I never heard about ycbcr. Looked a bit into it, and seems to be a compression question, so a Lab-based video version of jpeg. But why use any flavor of jpeg if you can have lossless .tif/RAW, i.e. full RGB?


----------



## LDS (Feb 13, 2017)

llre said:


> ycbcr 444
> ycbcr 422
> rgb limited



Are usually used for video because they may reduce the storage/bandwidth required. YCbCr, unlike RGB, encodes a "luminance" (brightness value), and then two colors "differences". RGB stores the brightness data for each of the three primary colors separately. RGB limited is a TV standard which clips values above and below a threshold. 

The rationale is the human eye is more sensible to some information (brightness) than others (colors) - but that's true for video. Stills, where the eye has more time to assess and image, are different.



llre said:


> full rgb?



It's the minimum need for still images editing and display. ycbcr 444 is very similar, but with a different encoding. You should set your input to the image device output - so if, say, a video output is ycbcr 422 via HDMI, input has to be set to the same for proper display. Computer video cards usually output "full RGB", unless you change their settings - although some "video" outputs for TVs may default to a different setting.



llre said:


> Also which gives the best match when it comes to printing?



You'll need full color information. Then, a lot depends on the input image and output printer. RAW images have a wider gamut, as most photo printers, than sRGB. JPEGs are converted to sRGB or AdobeRGB depending on the camera settings.

A simple "sRGB workflow" using sRGB images, a calibrated sRGB monitor and a printer expecting sRGB data may work, although some images could show colors shifts from the original (but colors were already lost in the sRGB conversion).
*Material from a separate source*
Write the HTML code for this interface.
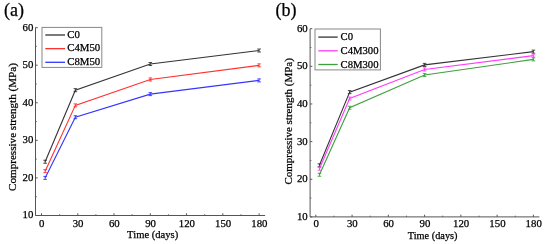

To exploit fully the RAW and printer capabilities, a more complex workflow is needed, and a monitor going beyond sRGB is useful.


----------



## YuengLinger (Feb 13, 2017)

If you want great prints without going down a rabbit hole of theory and minutiae, read Jeff Schewe's THE DIGITAL PRINT. He recommends editing in Adobe ProPhoto, using the best printer you can afford, a correctly calibrated monitor, and LightRoom for printing. He also goes into detail explaining Photoshop for sending files to print shops.

https://www.amazon.com/Digital-Print-Preparing-Lightroom-Photoshop/dp/0321908457/ref=sr_1_2?ie=UTF8&qid=1486982639&sr=8-2&keywords=the+digital+print

If you follow his methods and still can't get your printer to behave, it might be an ink or hardware issue.

LightRoom has an uncanny accuracy in its soft proofing function when using correct paper ICC profiles and a properly calibrated monitor. You can save a ton of ink and paper simply trying different profiles to see how paper affects the final look of the image.

And, yes, as Mt Spokane suggests, Keith Cooper's site is a treasure.


----------



## Mt Spokane Photography (Feb 13, 2017)

There is a lot of good snippets of information here, the trick is to string it all together into a full color managed workflow from capture to publishing / printing. Each step along the way can be a pitfall if the settings are wrong.


----------



## Rachael Alice (Aug 24, 2017)

You can go with full rgb format because with this format i can play with colors without any restriction.


----------